Some mornings require butter. Butter, sugar and blueberries. Today was one of those mornings.
It’s the end of the school year. Teachers are desperately trying to instill a few final fragments of knowledge and maintain control of students whose brains are already in vacation-mode. It’s a herculean task at best. Then there are the little end-of-the-year details to remember… What needs to get sent home? Has everything been signed by the parents? What needs to be packed for next years classroom? What certificates and trophies need to be purchased? Can we finish a Fathers Day craft before Friday? (Yes!) Whew! With all that going on, I thought lemon glazed blueberry scones might make our morning a bit easier.
This is Tyler Florence’s recipe for Blueberry Scones with Lemon Glaze. They are simple to put together in a small amount of time and taste fantastic! Perfect for a teacher to make in the morning before class. Perfect to make with the kids on a lazy summer morning when you have extra fruit! Either way, your day is going to be sweeter.
I’ve adapted this recipe before and used cranberries (and orange glaze), peaches, strawberries and blackberries, all with wonderful results. I just happened to have blueberries in the refrigerator this morning, so that’s what I used.
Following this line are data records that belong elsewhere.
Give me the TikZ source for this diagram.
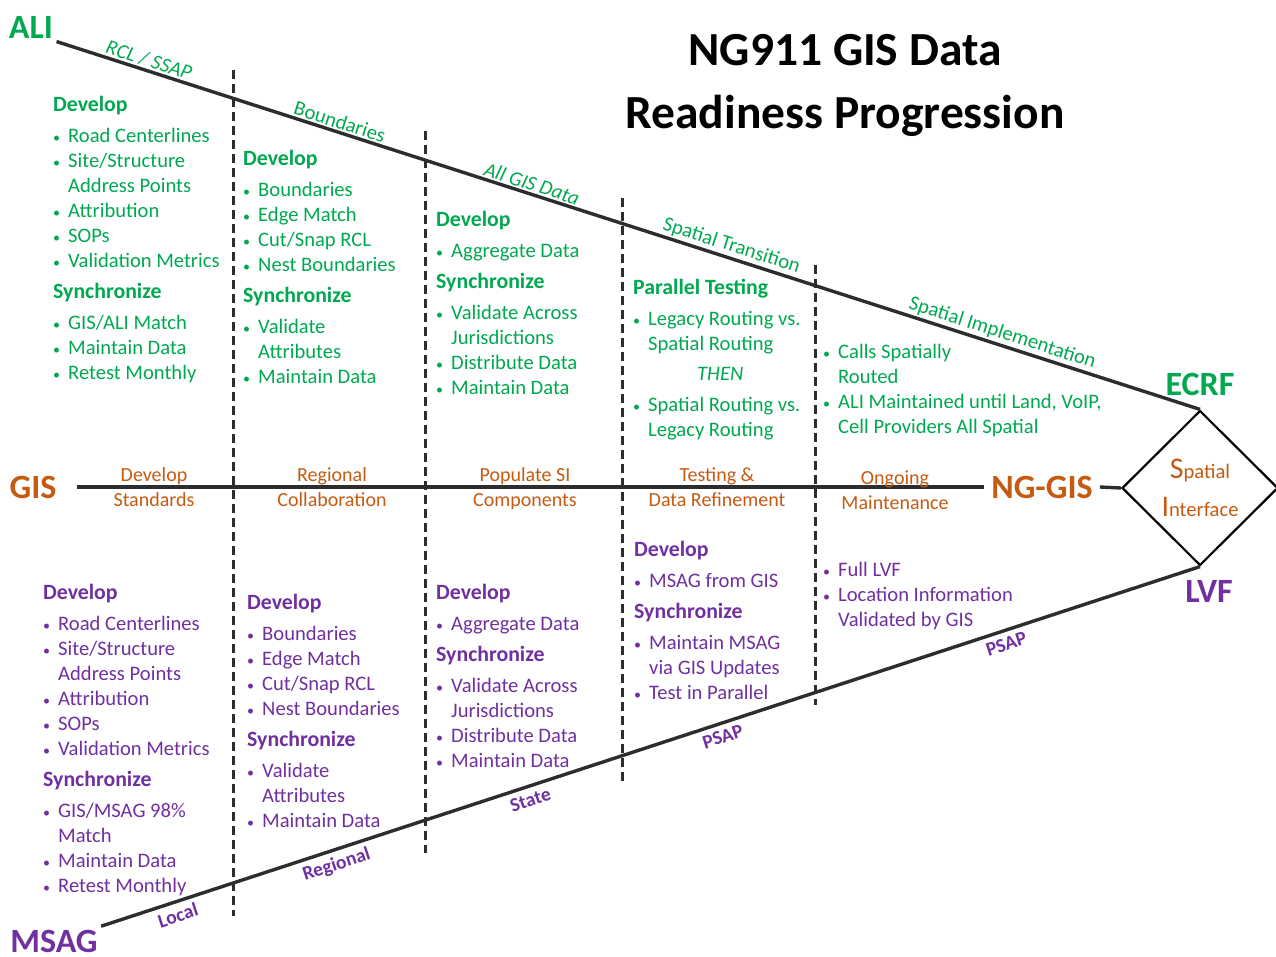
\documentclass[tikz,border=0pt]{standalone}
\usepackage{fontspec}
\setmainfont{Carlito}
\usetikzlibrary{shapes.geometric}
\usetikzlibrary{positioning}

\definecolor{aligreen}{RGB}{0,168,80}
\definecolor{gisbrown}{RGB}{197,90,17}
\definecolor{msagpurple}{RGB}{112,48,160}
\definecolor{linegray}{RGB}{45,45,45}

\newcommand{\hd}[1]{{\bfseries\fontsize{21.8}{25}\selectfont #1}}
\newcommand{\bitem}[1]{\makebox[15pt][l]{\fontsize{14}{14}\selectfont\textbullet}#1}
\newcommand{\bcont}[1]{\hspace*{15pt}#1}

\tikzset{
  every node/.style={font=\fontsize{20.6}{25}\selectfont},
  alilist/.style={text=aligreen, align=left, anchor=north west, inner sep=0pt},
  msaglist/.style={text=msagpurple, align=left, anchor=north west, inner sep=0pt},
  stage/.style={text=gisbrown, align=center, inner sep=0pt, font=\fontsize{20}{25}\selectfont},
  bigname/.style={font=\fontsize{34}{34}\selectfont\bfseries},
  alilabel/.style={sloped, above, inner sep=1.5pt, text=aligreen},
  msaglabel/.style={sloped, below, inner sep=5pt, text=msagpurple, font=\fontsize{19.5}{19.5}\selectfont\bfseries},
  mainline/.style={linegray, line width=3.4pt},
  divider/.style={linegray, line width=3pt, dash pattern=on 9pt off 5pt},
}

\begin{document}
\begin{tikzpicture}[x=1pt, y=-1pt]
\useasboundingbox (0,0) rectangle (1276,957);

\node[font=\fontsize{47.5}{63}\selectfont\bfseries, align=center] (title) at (845,85) {NG911 GIS Data\\Readiness Progression};

% the three data sets and where they end up
\node[bigname, text=aligreen] (ali) at (31,27) {ALI};
\node[bigname, text=gisbrown, inner xsep=20pt] (gis) at (33,487) {GIS};
\node[bigname, text=msagpurple] (msag) at (54,941) {MSAG};
\node[bigname, text=gisbrown, inner sep=7pt] (nggis) at (1042,487) {NG-GIS};
\node[draw, diamond, line width=2.2pt, minimum width=156pt, minimum height=155pt, inner sep=0pt, align=center, text=gisbrown] (si) at (1200,488)
  {{\fontsize{30}{30}\selectfont S}patial\\[13pt]{\fontsize{30}{30}\selectfont I}nterface};
\node[bigname, text=aligreen, above=10pt of si.north] (ecrf) {ECRF};
\node[bigname, text=msagpurple, below=10pt of si.south, xshift=9pt] (lvf) {LVF};

\draw[mainline] (ali.south east) --
  node[alilabel, pos=0.078] {\textit{RCL / SSAP}}
  node[alilabel, pos=0.245] {Boundaries}
  node[alilabel, pos=0.413] {\textit{All GIS Data}}
  node[alilabel, pos=0.587] {Spatial Transition}
  node[alilabel, pos=0.824] {Spatial Implementation}
  (si.north);
\draw[mainline] (gis.east) -- (nggis.west);
\draw[mainline] (nggis.east) -- (si.west);
\draw[mainline] (msag.north east) --
  node[msaglabel, pos=0.066] {Local}
  node[msaglabel, pos=0.21] {Regional}
  node[msaglabel, pos=0.387] {State}
  node[msaglabel, pos=0.562] {PSAP}
  node[msaglabel, pos=0.82] {PSAP}
  (si.south);

% phase dividers
\draw[divider] (233,70) -- (233,916);
\draw[divider] (425,131) -- (425,853);
\draw[divider] (622,198) -- (622,783);
\draw[divider] (815,265) -- (815,705);

% GIS stages
\node[stage] (stage1) at (154,487) {Develop\\Standards};
\node[stage] (stage2) at (332,487) {Regional\\Collaboration};
\node[stage] (stage3) at (525,489) {Populate SI\\Components};
\node[stage] (stage4) at (717,487) {Testing \&\\Data Refinement};
\node[stage] (stage5) at (895,490) {Ongoing\\Maintenance};

% ALI side
\node[alilist] (ali1) at (53,96) {\hd{Develop}\\[6pt]
  \bitem{Road Centerlines}\\
  \bitem{Site/Structure}\\
  \bcont{Address Points}\\
  \bitem{Attribution}\\
  \bitem{SOPs}\\
  \bitem{Validation Metrics}\\[6pt]
  \hd{Synchronize}\\[6pt]
  \bitem{GIS/ALI Match}\\
  \bitem{Maintain Data}\\
  \bitem{Retest Monthly}};
\node[alilist] (ali2) at (243,150) {\hd{Develop}\\[6pt]
  \bitem{Boundaries}\\
  \bitem{Edge Match}\\
  \bitem{Cut/Snap RCL}\\
  \bitem{Nest Boundaries}\\[6pt]
  \hd{Synchronize}\\[6pt]
  \bitem{Validate}\\
  \bcont{Attributes}\\
  \bitem{Maintain Data}};
\node[alilist] (ali3) at (436,211) {\hd{Develop}\\[6pt]
  \bitem{Aggregate Data}\\[6pt]
  \hd{Synchronize}\\[6pt]
  \bitem{Validate Across}\\
  \bcont{Jurisdictions}\\
  \bitem{Distribute Data}\\
  \bitem{Maintain Data}};
\node[alilist] (ali4) at (633,279) {\hd{Parallel Testing}\\[6pt]
  \bitem{Legacy Routing vs.}\\
  \bcont{Spatial Routing}\\[5pt]
  \hspace*{64pt}\textit{THEN}\\[6pt]
  \bitem{Spatial Routing vs.}\\
  \bcont{Legacy Routing}};
\node[alilist] (ali5) at (823,344) {\bitem{Calls Spatially}\\
  \bcont{Routed}\\
  \bitem{ALI Maintained until Land, VoIP,}\\
  \bcont{Cell Providers All Spatial}};

% MSAG side
\node[msaglist] (msag1) at (43,584) {\hd{Develop}\\[6pt]
  \bitem{Road Centerlines}\\
  \bitem{Site/Structure}\\
  \bcont{Address Points}\\
  \bitem{Attribution}\\
  \bitem{SOPs}\\
  \bitem{Validation Metrics}\\[6pt]
  \hd{Synchronize}\\[6pt]
  \bitem{GIS/MSAG 98\%}\\
  \bcont{Match}\\
  \bitem{Maintain Data}\\
  \bitem{Retest Monthly}};
\node[msaglist] (msag2) at (247,594) {\hd{Develop}\\[6pt]
  \bitem{Boundaries}\\
  \bitem{Edge Match}\\
  \bitem{Cut/Snap RCL}\\
  \bitem{Nest Boundaries}\\[6pt]
  \hd{Synchronize}\\[6pt]
  \bitem{Validate}\\
  \bcont{Attributes}\\
  \bitem{Maintain Data}};
\node[msaglist] (msag3) at (436,584) {\hd{Develop}\\[6pt]
  \bitem{Aggregate Data}\\[6pt]
  \hd{Synchronize}\\[6pt]
  \bitem{Validate Across}\\
  \bcont{Jurisdictions}\\
  \bitem{Distribute Data}\\
  \bitem{Maintain Data}};
\node[msaglist] (msag4) at (634,541) {\hd{Develop}\\[6pt]
  \bitem{MSAG from GIS}\\[6pt]
  \hd{Synchronize}\\[6pt]
  \bitem{Maintain MSAG}\\
  \bcont{via GIS Updates}\\
  \bitem{Test in Parallel}};
\node[msaglist] (msag5) at (823,562) {\bitem{Full LVF}\\
  \bitem{Location Information}\\
  \bcont{Validated by GIS}};
\end{tikzpicture}
\end{document}
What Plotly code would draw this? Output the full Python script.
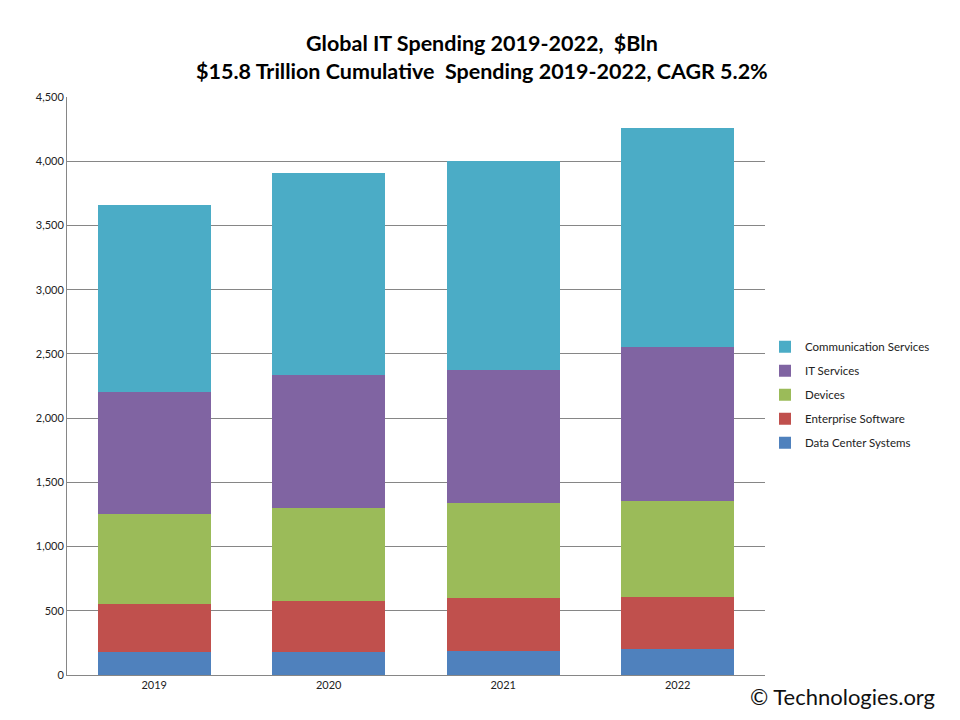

Be careful not to overwork the dough. You want light, flaky layers in the pastry and the more you work it, the more dense they will become. The dough might look like crumbs barely clinging together, but trust me, that’s what you want! Don’t skimp on the heavy cream either. It’s a necessary evil. Just like the butter.
This recipe only makes 8 scones, so you can have one (or two) for breakfast, share with a friend, or freeze a few for later! Or, you can be like me and take them to work for hungry teachers who are just trying to survive the last week of school! They will appreciate it and YOU for your generosity.
Lemon Glazed Blueberry Scones
2 cups all-purpose flour
1 TBLS baking powder
1/2 tsp salt
2 TBLS sugar
5 TBLS unsalted butter, very cold, cut into pieces
1 cup fresh blueberries
1 cup heavy cream, plus 2 TBLS to brush the tops of the scones before baking
1/2 cup lemon juice
2 cups powdered sugar (confectioners’ sugar)
1 TBLS butter
1 lemon, zest finely grated
Preheat the oven to 400 degrees F.
Line two baking sheets with parchment paper or a silpat and set aside.
In a large bowl, sift together the flour, baking powder, salt and sugar.
Use a pastry blender (or two forks) and cut the cold butter into the flour mixture, until it resembles coarse crumbs.
Very gently, fold in the blueberries. If you mash them accidentally, you’ll end up with blue colored scones!
Add the heavy cream and fold everything together until just incorporated. Do not overwork the dough!
Pour the dough out on a floured surface and gently pat into a rectangle approx. 12 x 3 x 1 1/2.
Cut the rectangle in half, then in 1/2 again. You should have four squares that are approx 4 x 3 inches. Cut each square on the diagonal (to give you that classic triangular scone shape)
Place scones on prepared cookie sheet about two inches apart.
Brush the tops of each scone with remaining 2 TBLS of heavy cream.
Bake for 15-20 minutes until golden brown in color.
Let the scones cool before glazing.
For the Glaze:
In a heatproof bowl over a pot of simmering water, (aka in a double boiler) mix the lemon juice with the confectioners sugar until dissolved.
Whisk in the butter and lemon zest.
Continue whisking until smooth and the glaze coats the back of the spoon.
Drizzle glaze over the top of the scones.
Let set for a minute before serving
Try this with cranberries, peaches, strawberries, blackberries or blueberries! If you use cranberries, pair it with an Orange Glaze by swapping out the lemon juice and zest for orange juice and orange zest. Peaches and Strawberries are best with a straight sugar glaze. Use milk in place of the juice and omit the zest.